Prior to using the software for the first time, you must install a driver for the CP2102 USB chip. This is easy in Windows XP. Let Windows’s Add Hardware wizard search the Internet for a driver after plugging the spectrum analyzer into the USB port. Alternately, you can tell Windows to use the Silicon Laboratories driver, which you may download from the Circuit Cellar FTP site.

After plugging in the spectrum analyzer, installing the CP2102 driver, and running LCSA, the software should immediately begin acquiring data and showing you the 2.4-GHz ISM band spectrum in real time. You can open the Options dialog box to adjust the amplitude and frequency scales. Toolbar buttons allow you to turn on and off Peak Hold, color amplitude bars, and the white and black backgrounds. The Save menu item will export a comma separated value (CSV) file of the currently displayed spectrum.

In the simplest situation, you can perform a single sweep of the band and see the spectrum almost instantly on the screen. However, this works well only for continuous wave (CW) signals in which the spectrum is always the same from one instant to the next. 

In most ISM communication protocols, the carriers are turned on and off and/or hop to different frequencies during a transmission.
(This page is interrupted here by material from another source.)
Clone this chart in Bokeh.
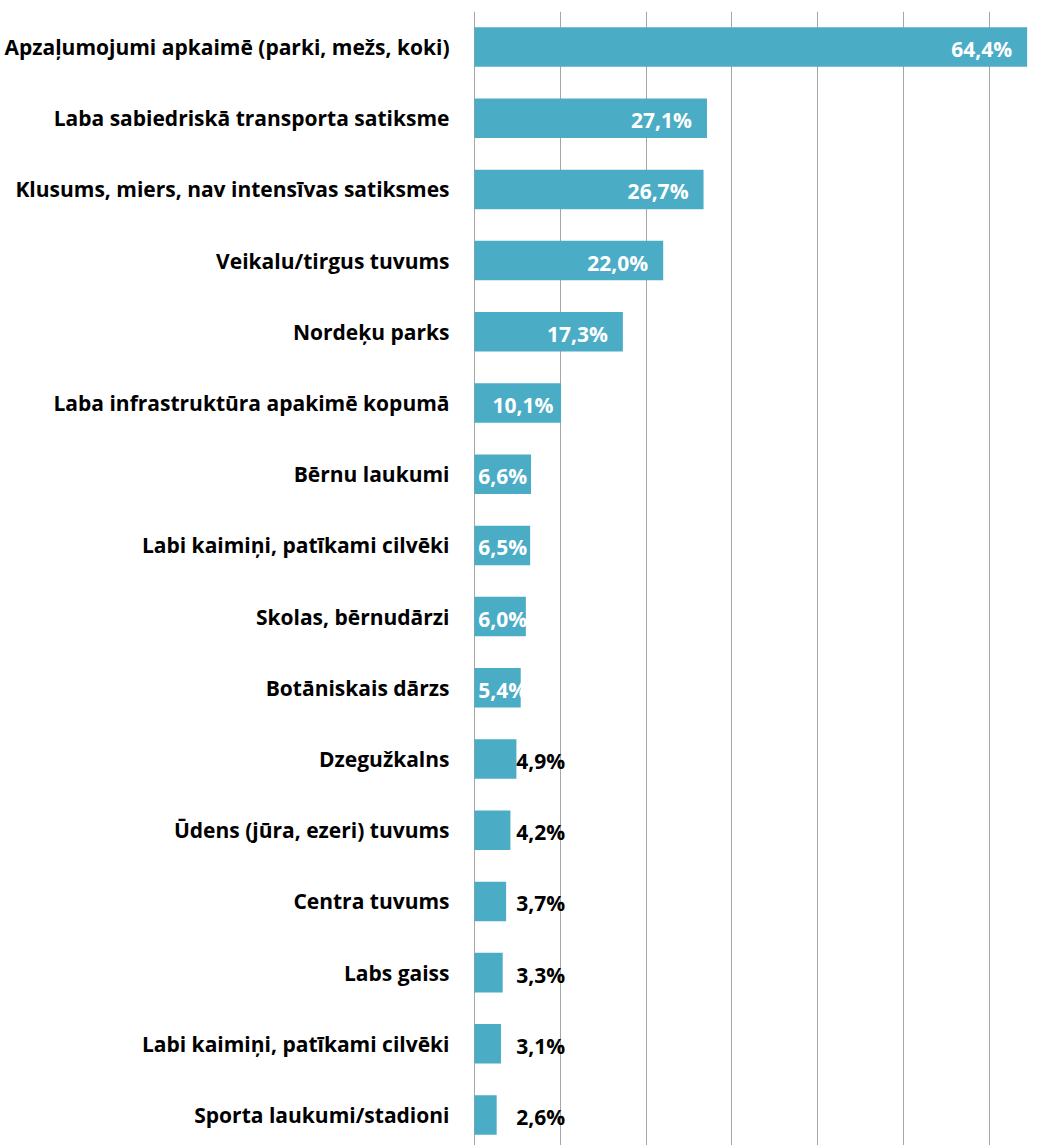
from bokeh.plotting import figure
from bokeh.models import Range1d, FixedTicker, ColumnDataSource
from bokeh.embed import file_html
from bokeh.resources import INLINE
from bokeh.core.properties import value

categories = [
    "Apzaļumojumi apkaimē (parki, mežs, koki)",
    "Laba sabiedriskā transporta satiksme",
    "Klusums, miers, nav intensīvas satiksmes",
    "Veikalu/tirgus tuvums",
    "Nordeķu parks",
    "Laba infrastruktūra apakimē kopumā",
    "Bērnu laukumi",
    "Labi kaimiņi, patīkami cilvēki",
    "Skolas, bērnudārzi",
    "Botāniskais dārzs",
    "Dzegužkalns",
    "Ūdens (jūra, ezeri) tuvums",
    "Centra tuvums",
    "Labs gaiss",
    "Labi kaimiņi, patīkami cilvēki",
    "Sporta laukumi/stadioni",
]
values = [64.4, 27.1, 26.7, 22.0, 17.3, 10.1, 6.6, 6.5, 6.0, 5.4, 4.9, 4.2, 3.7, 3.3, 3.1, 2.6]
grid_ticks = [0, 10, 20, 30, 40, 50, 60]

n = len(categories)
ys = [n - 1 - i for i in range(n)]
texts = [f"{v:.1f}%".replace(".", ",") for v in values]

FONT = "Open Sans"
FSIZE = "21px"
BAR = "#4BACC6"

p = figure(width=1061, height=1145,
           x_range=Range1d(-0.1, 68.4), y_range=Range1d(-0.428, 15.4986),
           output_backend="svg", toolbar_location=None,
           min_border_left=473, min_border_right=0,
           min_border_top=11, min_border_bottom=0)
p.outline_line_color = None
p.background_fill_color = "white"
p.border_fill_color = "white"

p.xaxis.visible = False
p.xgrid.ticker = FixedTicker(ticks=grid_ticks)
p.xgrid.grid_line_color = "#a6a6a6"
p.xgrid.grid_line_width = 1
p.ygrid.visible = False

src = ColumnDataSource(dict(y=ys, v=values, t=texts))
p.hbar(y="y", left=0, right="v", height=0.555, source=src,
       fill_color=BAR, line_color=None)

# white labels inside the longer bars (right-aligned at bar end)
big = [i for i, v in enumerate(values) if v >= 7]
wsrc = ColumnDataSource(dict(
    y=[ys[i] for i in big], x=[values[i] for i in big], t=[texts[i] for i in big],
    off=[-min(15.0, max(0.0, (values[i] - 5) * 1.5)) for i in big]))
p.text(x="x", y="y", text="t", source=wsrc, x_offset="off", y_offset=2,
       text_align="right", text_baseline="middle",
       text_font=value(FONT), text_font_style="bold", text_font_size=FSIZE,
       text_color="white")

# white labels in short bars (start near bar base)
mid = [i for i, v in enumerate(values) if 5 <= v < 7]
msrc = ColumnDataSource(dict(
    y=[ys[i] for i in mid], x=[0] * len(mid), t=[texts[i] for i in mid]))
p.text(x="x", y="y", text="t", source=msrc, x_offset=4, y_offset=2,
       text_align="left", text_baseline="middle",
       text_font=value(FONT), text_font_style="bold", text_font_size=FSIZE,
       text_color="white")

# black labels for small bars
small = [i for i, v in enumerate(values) if v < 5]
bsrc = ColumnDataSource(dict(
    y=[ys[i] for i in small], x=[max(values[i], 5.0) for i in small], t=[texts[i] for i in small]))
p.text(x="x", y="y", text="t", source=bsrc, x_offset=-1, y_offset=2,
       text_align="left", text_baseline="middle",
       text_font=value(FONT), text_font_style="bold", text_font_size=FSIZE,
       text_color="black")

ax = p.yaxis[0]
ax.ticker = FixedTicker(ticks=ys)
ax.major_label_overrides = {y: c for y, c in zip(ys, categories)}
ax.axis_line_color = None
ax.major_tick_line_color = None
ax.minor_tick_line_color = None
ax.major_label_standoff = 18
ax.major_label_text_font = FONT
ax.major_label_text_font_style = "bold"
ax.major_label_text_font_size = FSIZE
ax.major_label_text_color = "black"

open("out.html", "w").write(file_html(p, INLINE))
Table 1 shows some of the differences between popular 2.4-GHz protocols. For protocols labeled as direct-sequence spread spectrum (DSSS) or frequency-hopping spread spectrum (FHSS), you must use special techniques to get a true picture of the frequency spectrum.
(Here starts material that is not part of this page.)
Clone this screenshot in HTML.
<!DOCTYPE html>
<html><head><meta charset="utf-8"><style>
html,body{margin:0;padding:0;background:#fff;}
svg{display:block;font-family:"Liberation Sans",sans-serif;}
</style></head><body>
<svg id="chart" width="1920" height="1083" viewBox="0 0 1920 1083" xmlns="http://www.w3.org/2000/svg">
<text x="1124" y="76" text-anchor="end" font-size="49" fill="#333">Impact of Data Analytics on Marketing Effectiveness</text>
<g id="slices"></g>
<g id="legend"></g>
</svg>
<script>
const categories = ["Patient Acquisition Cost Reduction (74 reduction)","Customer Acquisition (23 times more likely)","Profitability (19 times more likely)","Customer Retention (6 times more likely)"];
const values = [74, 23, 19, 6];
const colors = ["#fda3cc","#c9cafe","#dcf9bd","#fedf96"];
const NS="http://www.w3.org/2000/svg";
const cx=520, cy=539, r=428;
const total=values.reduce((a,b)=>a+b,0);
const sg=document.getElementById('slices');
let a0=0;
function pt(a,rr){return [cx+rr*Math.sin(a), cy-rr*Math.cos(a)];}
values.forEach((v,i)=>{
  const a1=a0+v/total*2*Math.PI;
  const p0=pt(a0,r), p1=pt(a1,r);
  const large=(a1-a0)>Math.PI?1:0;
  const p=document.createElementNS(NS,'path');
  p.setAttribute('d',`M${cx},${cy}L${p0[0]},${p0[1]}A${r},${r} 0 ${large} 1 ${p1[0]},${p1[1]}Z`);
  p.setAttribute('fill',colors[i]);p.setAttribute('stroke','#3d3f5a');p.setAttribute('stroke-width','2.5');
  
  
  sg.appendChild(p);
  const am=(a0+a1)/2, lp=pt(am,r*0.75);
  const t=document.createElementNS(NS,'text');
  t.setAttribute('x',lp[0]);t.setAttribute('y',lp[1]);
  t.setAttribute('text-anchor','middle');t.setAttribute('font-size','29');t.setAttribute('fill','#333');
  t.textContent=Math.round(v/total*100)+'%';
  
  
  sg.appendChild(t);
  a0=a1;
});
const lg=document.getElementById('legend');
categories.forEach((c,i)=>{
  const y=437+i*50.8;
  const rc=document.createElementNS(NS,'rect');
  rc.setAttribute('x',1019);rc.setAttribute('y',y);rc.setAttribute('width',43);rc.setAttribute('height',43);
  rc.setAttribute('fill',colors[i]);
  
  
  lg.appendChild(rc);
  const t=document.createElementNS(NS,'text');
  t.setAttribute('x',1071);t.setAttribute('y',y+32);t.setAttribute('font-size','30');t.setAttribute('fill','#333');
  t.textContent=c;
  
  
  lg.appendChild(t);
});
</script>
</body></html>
If a transmitter is hopping between different frequencies as you are scanning across the frequency spectrum, you might miss a transmission at a particular frequency if you are monitoring a different frequency at that moment. For this reason, the microcontroller can be instructed to over-sample several times at each frequency and save the highest value it finds at each frequency. This is controlled by the Sweep Time parameter in the PC software application. Slower sweep speeds mean more samples are acquired at each frequency in the hopes of monitoring that frequency when the transmitter is transmitting on that frequency.

In practice, you’ll try to strike a balance between sweeping so fast that transmissions are missed and sweeping so slowly that the transmission ends before the sweep is complete or that the screen updates become too sluggish. Typically, you’ll need to capture the spectrum for somewhere between a few seconds and a minute to completely acquire a pulsed spectrum. Alternately, the spectrum analyzer can be put into Zero Span mode, during which it rapidly refreshes the amplitude at one particular frequency.

In addition to adjusting the sweep speed, you can remember the highest value you have found at each frequency. This is done by using the Peak Hold feature, which allows the true shape of the spectrum to be accumulated after many sweeps of the frequency band. The maximum amplitudes at each frequency in the spectrum are saved until Peak Hold mode is turned off.